The Pfizer scientists developed a two step process to make them, involving an asymmetric alkylation followed by a one pot reduction and cyclisation. They started with the t-butyl ester of N-(diphenylmethylene)glycine, and carried out an asymmetric phase transfer alkylation with 2-nitrobenzyl bromide, using a chiral tetra-alkyl ammonium salt. This selectively shields one face of the enolate, with the alkylation then taking place from the more accessible side. Either enantiomer of the ammonium salt can be used, giving access to both enantiomers of the product.

Catalytic hydrogenation then reduced the nitro group, deprotected the amine and carboxyl groups, and effected the cyclisation, all in one pot. The S-isomer final product was obtained in 65% yield and 89% ee, and the R isomer in 88.5% ee (Scheme 3).

The Julia Colonna epoxidation, catalysed by poly-α-amino acids, is an efficient reaction for functionalising α,β-unsaturated ketones in an enantioselective way, and a broad range of substituted enones can be epoxidised with high yields and high enantio-selectivities. Work at Bayer has developed a new set of conditions for the reaction. The triphasic conditions and the company's own polyamino acid catalyst were used to give the complete conversion of a chalcone into an epoxyketone. They added small quantities of tetrabutylammonium bromide as a phase transfer catalyst, which overcame the previously observed low conversion rates.

The reaction has been scaled up to 100g and uses 10% w/w of the poly-L-leucine catalyst, giving the intermediate the team wanted in 75% yield, with an ee of 95.5% (Scheme 4).

Discodermolide is a potent anti-tumour agent that, like Taxol, is a microtubule stabilising agent. It is currently the most potent of these agents known; hence it is undergoing clinical investigations as a potential cancer treatment.
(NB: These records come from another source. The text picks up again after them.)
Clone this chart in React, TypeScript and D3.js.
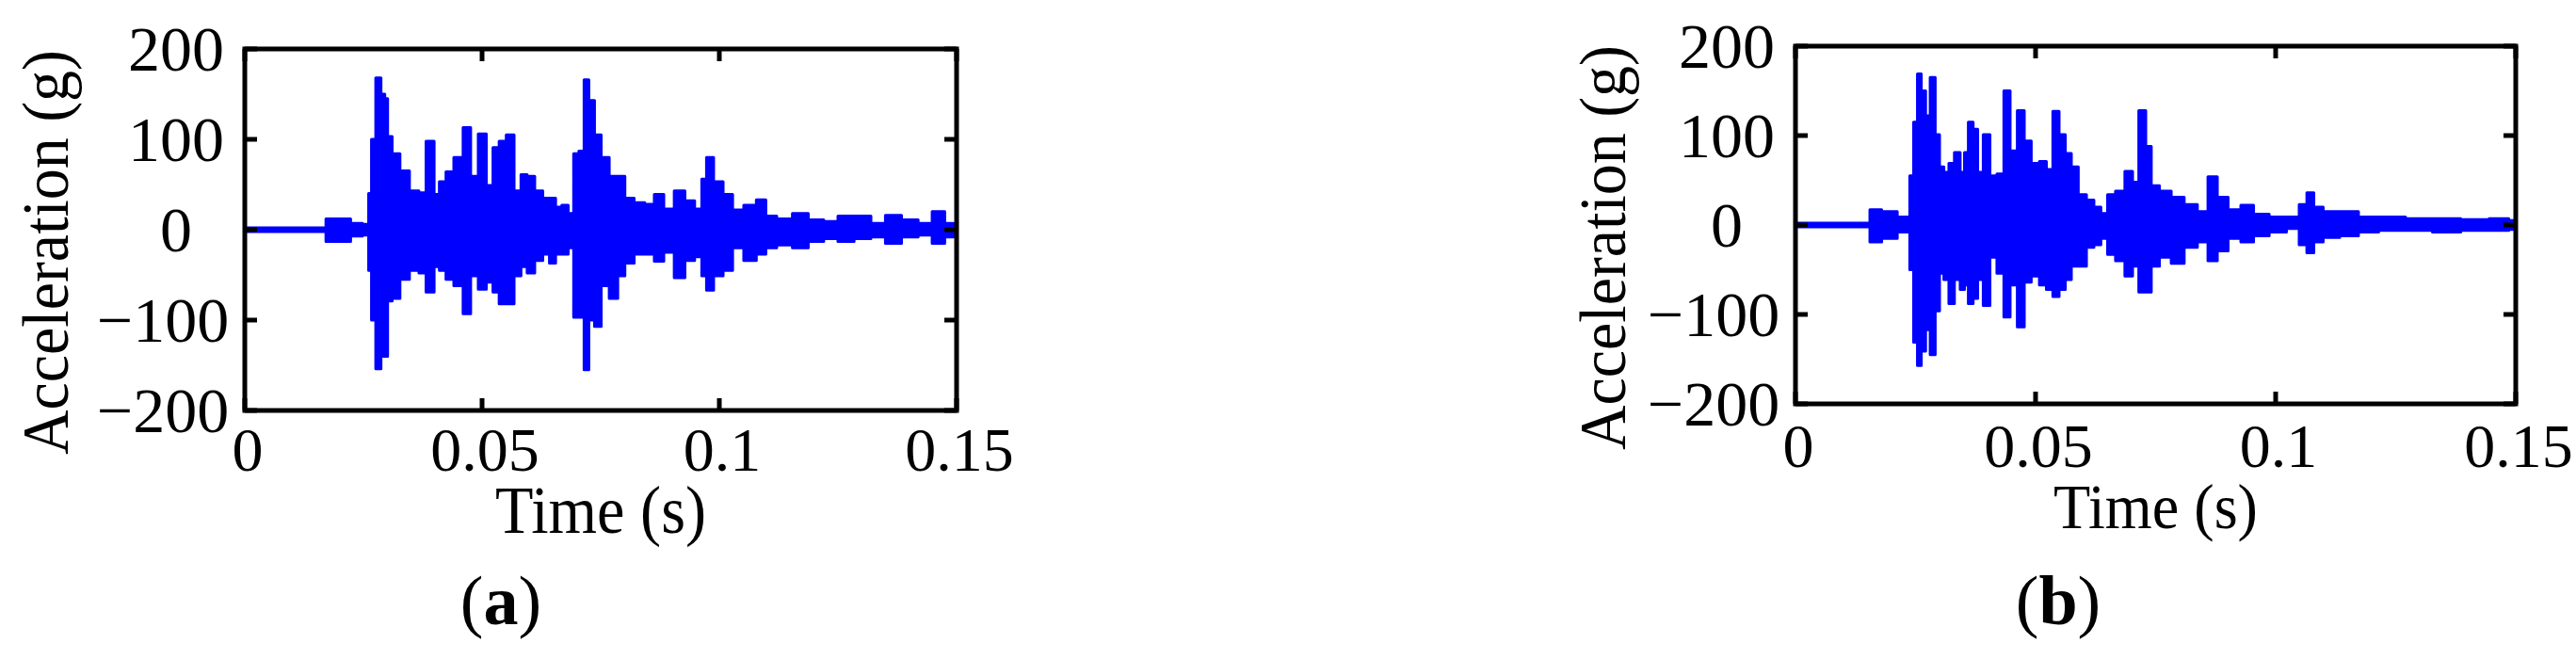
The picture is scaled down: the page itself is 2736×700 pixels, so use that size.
import React from "react";
import * as d3 from "d3";

// ---------- DATA ----------
const xTicks = [0, 0.05, 0.1, 0.15];
const xTickLabels = ["0", "0.05", "0.1", "0.15"];
const yTicks = [-200, -100, 0, 100, 200];
const yTickLabels = ["\u2212200", "\u2212100", "0", "100", "200"];
const xLabel = "Time (s)";
const yLabel = "Acceleration (g)";
const panelTags = ["a", "b"];

// Panel (a): envelope of acceleration signal (time s, upper g, lower g)
const timeA = [0, 0.0169, 0.0173, 0.0208, 0.0238, 0.0258, 0.0264, 0.027, 0.0282, 0.0292, 0.0298, 0.0304, 0.0317, 0.0337, 0.0357, 0.0377, 0.0387, 0.0395, 0.0403, 0.0417, 0.0431, 0.045, 0.047, 0.0482, 0.0502, 0.0516, 0.053, 0.0542, 0.056, 0.0575, 0.0589, 0.0601, 0.0621, 0.0635, 0.0649, 0.0661, 0.0675, 0.0688, 0.0698, 0.071, 0.072, 0.073, 0.0744, 0.0758, 0.0778, 0.0794, 0.0808, 0.0833, 0.0853, 0.0873, 0.0893, 0.0917, 0.0938, 0.0958, 0.0968, 0.0978, 0.0998, 0.1018, 0.1038, 0.1065, 0.1091, 0.1105, 0.1137, 0.1171, 0.1204, 0.1236, 0.1264, 0.1304, 0.1335, 0.1365, 0.1403, 0.1435, 0.1462, 0.1488, 0.15];
const upperA = [2, 2, 12, 12, 7, 6, 40, 100, 168, 150, 145, 103, 84, 65, 43, 41, 98, 98, 39, 53, 64, 80, 113, 59, 106, 49, 91, 98, 105, 43, 61, 59, 43, 35, 35, 25, 27, 18, 84, 87, 166, 143, 105, 80, 59, 59, 35, 30, 28, 39, 23, 43, 32, 23, 56, 80, 53, 39, 22, 27, 33, 15, 12, 18, 11, 9, 15, 15, 7, 16, 11, 7, 20, 7, 5];
const lowerA = [-2, -2, -13, -13, -7, -6, -45, -100, -154, -140, -140, -79, -76, -55, -45, -48, -69, -69, -41, -45, -55, -62, -93, -51, -66, -58, -69, -82, -82, -51, -41, -48, -34, -27, -37, -27, -27, -20, -97, -97, -155, -100, -107, -62, -76, -51, -37, -27, -27, -35, -25, -53, -34, -30, -51, -67, -51, -45, -20, -34, -27, -20, -17, -20, -13, -10, -13, -10, -8, -15, -8, -6, -15, -8, -5];

// Panel (b)
const timeB = [0, 0.0153, 0.0157, 0.0202, 0.0222, 0.0235, 0.0241, 0.0251, 0.0257, 0.0267, 0.0275, 0.0286, 0.0296, 0.0304, 0.0314, 0.0325, 0.0337, 0.0349, 0.0355, 0.0365, 0.0375, 0.0384, 0.0398, 0.0412, 0.0427, 0.0441, 0.0453, 0.0471, 0.0482, 0.05, 0.0516, 0.0529, 0.0543, 0.0555, 0.0569, 0.058, 0.0598, 0.0614, 0.0629, 0.0643, 0.0657, 0.0676, 0.0696, 0.0708, 0.0722, 0.0737, 0.0745, 0.0771, 0.0794, 0.0825, 0.0849, 0.0869, 0.0888, 0.0914, 0.0941, 0.0967, 0.1006, 0.1039, 0.1059, 0.1071, 0.1088, 0.111, 0.1157, 0.1188, 0.1241, 0.13, 0.1353, 0.1418, 0.1471, 0.15];
const upperB = [2, 2, 17, 15, 9, 9, 55, 115, 169, 150, 122, 165, 101, 65, 59, 69, 81, 59, 81, 115, 107, 59, 101, 55, 57, 150, 83, 128, 94, 69, 71, 62, 127, 101, 80, 65, 34, 28, 20, 13, 34, 38, 60, 48, 128, 88, 44, 38, 31, 23, 15, 54, 31, 17, 22, 12, 9, 9, 23, 36, 20, 15, 15, 9, 9, 7, 7, 6, 7, 5];
const lowerB = [-2, -2, -19, -15, -8, -8, -50, -131, -157, -141, -117, -145, -96, -54, -61, -88, -61, -72, -67, -88, -82, -61, -90, -36, -54, -103, -67, -114, -64, -57, -67, -72, -80, -72, -61, -46, -46, -25, -22, -15, -33, -40, -57, -46, -75, -75, -46, -36, -43, -25, -19, -40, -29, -15, -19, -12, -8, -4, -22, -31, -19, -14, -12, -8, -6, -6, -8, -6, -6, -5];

// ---------- LAYOUT ----------
const W = 2736;
const H = 700;
const FONT = "'Liberation Serif', 'Times New Roman', serif";

interface PanelLayout {
  left: number; right: number; top: number; bottom: number;
  yLabelX: number; xLabelBase: number; xLabelSize: number; xLabelLen: number;
  tagX: number; tagBase: number; xTickBase: number;
}

const layouts: PanelLayout[] = [
  { left: 260, right: 1016, top: 52, bottom: 436, yLabelX: 72, xLabelBase: 566, xLabelSize: 72, xLabelLen: 224, tagX: 532, tagBase: 663, xTickBase: 500 },
  { left: 1907, right: 2672, top: 49, bottom: 429, yLabelX: 1726, xLabelBase: 561, xLabelSize: 68, xLabelLen: 217, tagX: 2186, tagBase: 663, xTickBase: 496 },
];

const series = [
  { t: timeA, up: upperA, lo: lowerA },
  { t: timeB, up: upperB, lo: lowerB },
];

function Panel({ idx }: { idx: number }) {
  const L = layouts[idx];
  const s = series[idx];
  const x = d3.scaleLinear().domain([0, 0.15]).range([L.left, L.right]);
  const y = d3.scaleLinear().domain([-200, 200]).range([L.bottom, L.top]);
  const rows = s.t.map((t, i) => ({ t, up: s.up[i], lo: s.lo[i] }));
  const area = d3
    .area<{ t: number; up: number; lo: number }>()
    .x((d) => x(d.t))
    .y0((d) => y(d.lo))
    .y1((d) => y(d.up))
    .curve(d3.curveStep);
  const tickLen = 13;
  const sw = 5;
  const midY = (L.top + L.bottom) / 2;
  const midX = (L.left + L.right) / 2;
  return (
    <g>
      <path d={area(rows) || ""} fill="#0000ff" stroke="#0000ff" strokeWidth={3} strokeLinejoin="round" />
      {/* ticks */}
      {xTicks.map((t, i) => (
        <g key={"xt" + i}>
          <line x1={x(t)} x2={x(t)} y1={L.bottom} y2={L.bottom - tickLen} stroke="#000" strokeWidth={sw} />
          <line x1={x(t)} x2={x(t)} y1={L.top} y2={L.top + tickLen} stroke="#000" strokeWidth={sw} />
          <text x={x(t) + 3} y={L.xTickBase} fontSize={66} textAnchor="middle" fontFamily={FONT} fill="#000">
            {xTickLabels[i]}
          </text>
        </g>
      ))}
      {yTicks.map((v, i) => (
        <g key={"yt" + i}>
          <line x1={L.left} x2={L.left + tickLen} y1={y(v)} y2={y(v)} stroke="#000" strokeWidth={sw} />
          <line x1={L.right} x2={L.right - tickLen} y1={y(v)} y2={y(v)} stroke="#000" strokeWidth={sw} />
          <text
            x={L.left - (v < 0 ? 87 : 73)}
            y={y(v) + 23}
            fontSize={68}
            textAnchor="middle"
            fontFamily={FONT}
            fill="#000"
          >
            {yTickLabels[i]}
          </text>
        </g>
      ))}
      {/* box */}
      <rect x={L.left} y={L.top} width={L.right - L.left} height={L.bottom - L.top} fill="none" stroke="#000" strokeWidth={sw} />
      {/* axis labels */}
      <text
        transform={`translate(${L.yLabelX},${midY + 24}) rotate(-90)`}
        fontSize={70}
        textAnchor="middle"
        fontFamily={FONT}
        textLength={430}
        lengthAdjust="spacingAndGlyphs"
        fill="#000"
      >
        {yLabel}
      </text>
      <text
        x={midX - L.xLabelLen / 2}
        y={L.xLabelBase}
        fontSize={L.xLabelSize}
        fontFamily={FONT}
        textLength={L.xLabelLen}
        lengthAdjust="spacingAndGlyphs"
        fill="#000"
      >
        {xLabel}
      </text>
      <text x={L.tagX} y={L.tagBase} fontSize={74} textAnchor="middle" fontFamily={FONT} fill="#000">
        (<tspan fontWeight="bold">{panelTags[idx]}</tspan>)
      </text>
    </g>
  );
}

export default function App() {
  return (
    <svg width={W} height={H} style={{ position: "absolute", left: 0, top: 0, background: "#fff" }}>
      <rect width={W} height={H} fill="#fff" />
      <Panel idx={0} />
      <Panel idx={1} />
    </svg>
  );
}
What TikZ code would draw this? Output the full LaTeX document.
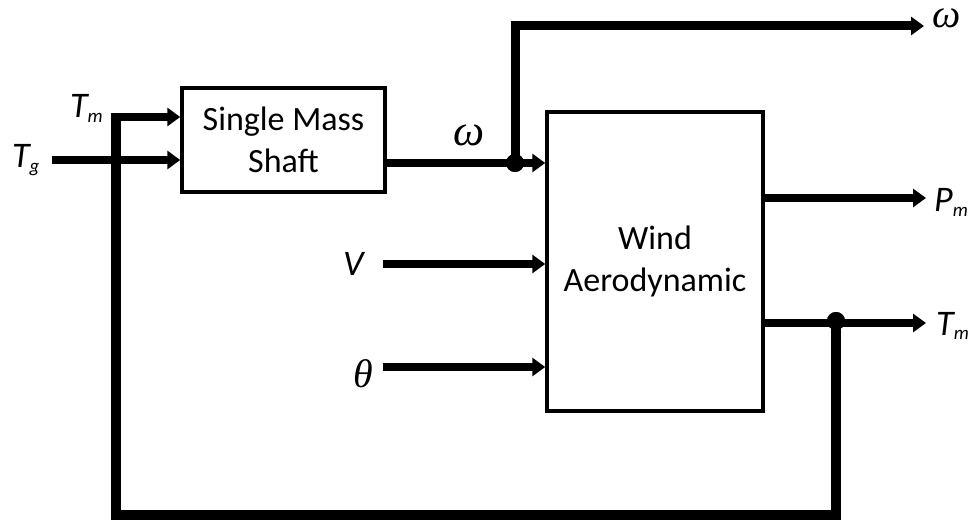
\documentclass[tikz,border=0pt]{standalone}
\usepackage{fontspec}
\setmainfont{Carlito}
\newfontfamily\grkfont{Liberation Serif}
\usetikzlibrary{arrows.meta}
\newcommand\sublab[2]{#1\raisebox{-5pt}{\fontsize{19}{19}\selectfont #2}}
\begin{document}
\begin{tikzpicture}[x=1pt,y=-1pt,
  blk/.style={draw,line width=3.5pt,inner sep=0pt,align=center,
    font=\fontsize{34}{42}\selectfont},
  sig/.style={line width=8pt,line join=miter,-{Triangle[length=13pt,width=18pt]}},
  fbline/.style={line width=10pt,line join=miter},
  lbl/.style={inner sep=0pt,anchor=base west,font=\fontsize{36}{40}\selectfont\itshape},
  glbl/.style={inner sep=0pt,anchor=base west,font=\fontsize{44}{44}\selectfont\grkfont\itshape},
  jdot/.style={circle,fill,minimum size=18pt,inner sep=0pt}
]
\useasboundingbox (0,0) rectangle (972,521);
\fill[white] (0,0) rectangle (972,521);

% blocks
\node[blk,minimum width=203pt,minimum height=104pt] (sms) at (283.5,140) {Single Mass\\Shaft};
\node[blk,minimum width=216pt,minimum height=299pt] (wa) at (655,261.5) {Wind\\Aerodynamic};

% labels
\node[lbl] (tmin) at (70,118) {\sublab{T}{m}};
\node[lbl] (tgin) at (12,168) {\sublab{T}{g}};
\node[glbl] (wmid) at (453,146) {ω};
\node[lbl] (vin) at (343,276) {V};
\node[glbl,font=\fontsize{40}{40}\selectfont\grkfont\itshape] (thin) at (353,387) {θ};
\node[glbl,font=\fontsize{40}{40}\selectfont\grkfont\itshape] (wout) at (932,28) {ω};
\node[lbl] (pmout) at (934,212) {\sublab{P}{m}};
\node[lbl] (tmout) at (936,335) {\sublab{T}{m}};

% coordinates
\coordinate (tgstart) at (52,160);
\coordinate (tmstart) at (111,117);
\coordinate (vstart) at (383,264);
\coordinate (thstart) at (383,367);
\coordinate (fbcornerA) at (836,515);
\coordinate (fbcornerB) at (116,515);
\coordinate (fbtop) at (116,113);
\coordinate (wtop) at (515,26);
\coordinate (wend) at (924,26);
\coordinate (pmend) at (926,198);
\coordinate (tmend) at (926,323);

% junction dots
\node[jdot] (d1) at (515,163) {};
\node[jdot] (d2) at (836,321) {};

% signals
\draw[sig] (tgstart) -- (tgstart -| sms.west);
\draw[fbline] (d2.center) -- (fbcornerA) -- (fbcornerB) -- (fbtop);
\draw[sig] (tmstart) -- (tmstart -| sms.west);
\draw[sig] (sms.east |- d1) -- (d1.center) -- (d1 -| wa.west);
\draw[sig,line width=9pt] (d1.center) -- (wtop) -- (wend);
\draw[sig] (vstart) -- (vstart -| wa.west);
\draw[sig] (thstart) -- (thstart -| wa.west);
\draw[sig] (wa.east |- pmend) -- (pmend);
\draw[sig] (wa.east |- tmend) -- (tmend);
\node[jdot] at (d1) {};
\node[jdot] at (d2) {};
\end{tikzpicture}
\end{document}
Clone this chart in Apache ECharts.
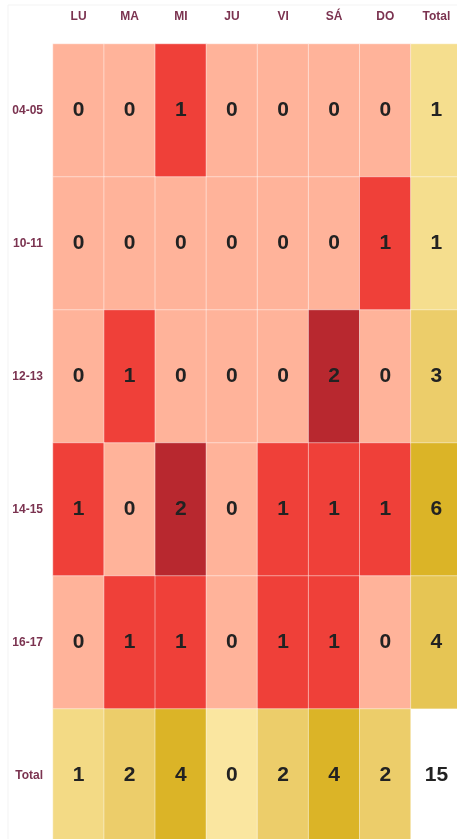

There is, however, a big problem: the polyketide natural product is isolated in tiny amounts from extracts of the marine sponge Discodermia dissoluta, and has to be harvested using manned submersibles. So, currently, total synthesis is the only practical route to obtaining supplies of discodermolide for the trials work, and this is likely to remain the case until some biochemical route involving getting bacteria to carry out the chemistry is established.

improved synthesis

Chemists at Novartis have been working on an improved synthesis using the best features of the syntheses of Ian Paterson's group at the University of Cambridge, and Amos B. Smith's group at the University of Pennsylvania.¹² The Novartis scientists looked at improving the aldol coupling that forms the C6-C7 bond, and at the same time creates the stereocentre at C7.

Paterson's chiral boron route has several problems, including decomposition, solvent changes and a large excess of enolate. Improvements were found to give the product in a higher yield, raising it to greater than 90%.

The modified process is a great improvement, and should be useful in the creation of supplies of discodermolide until such time as a fermentation route is available.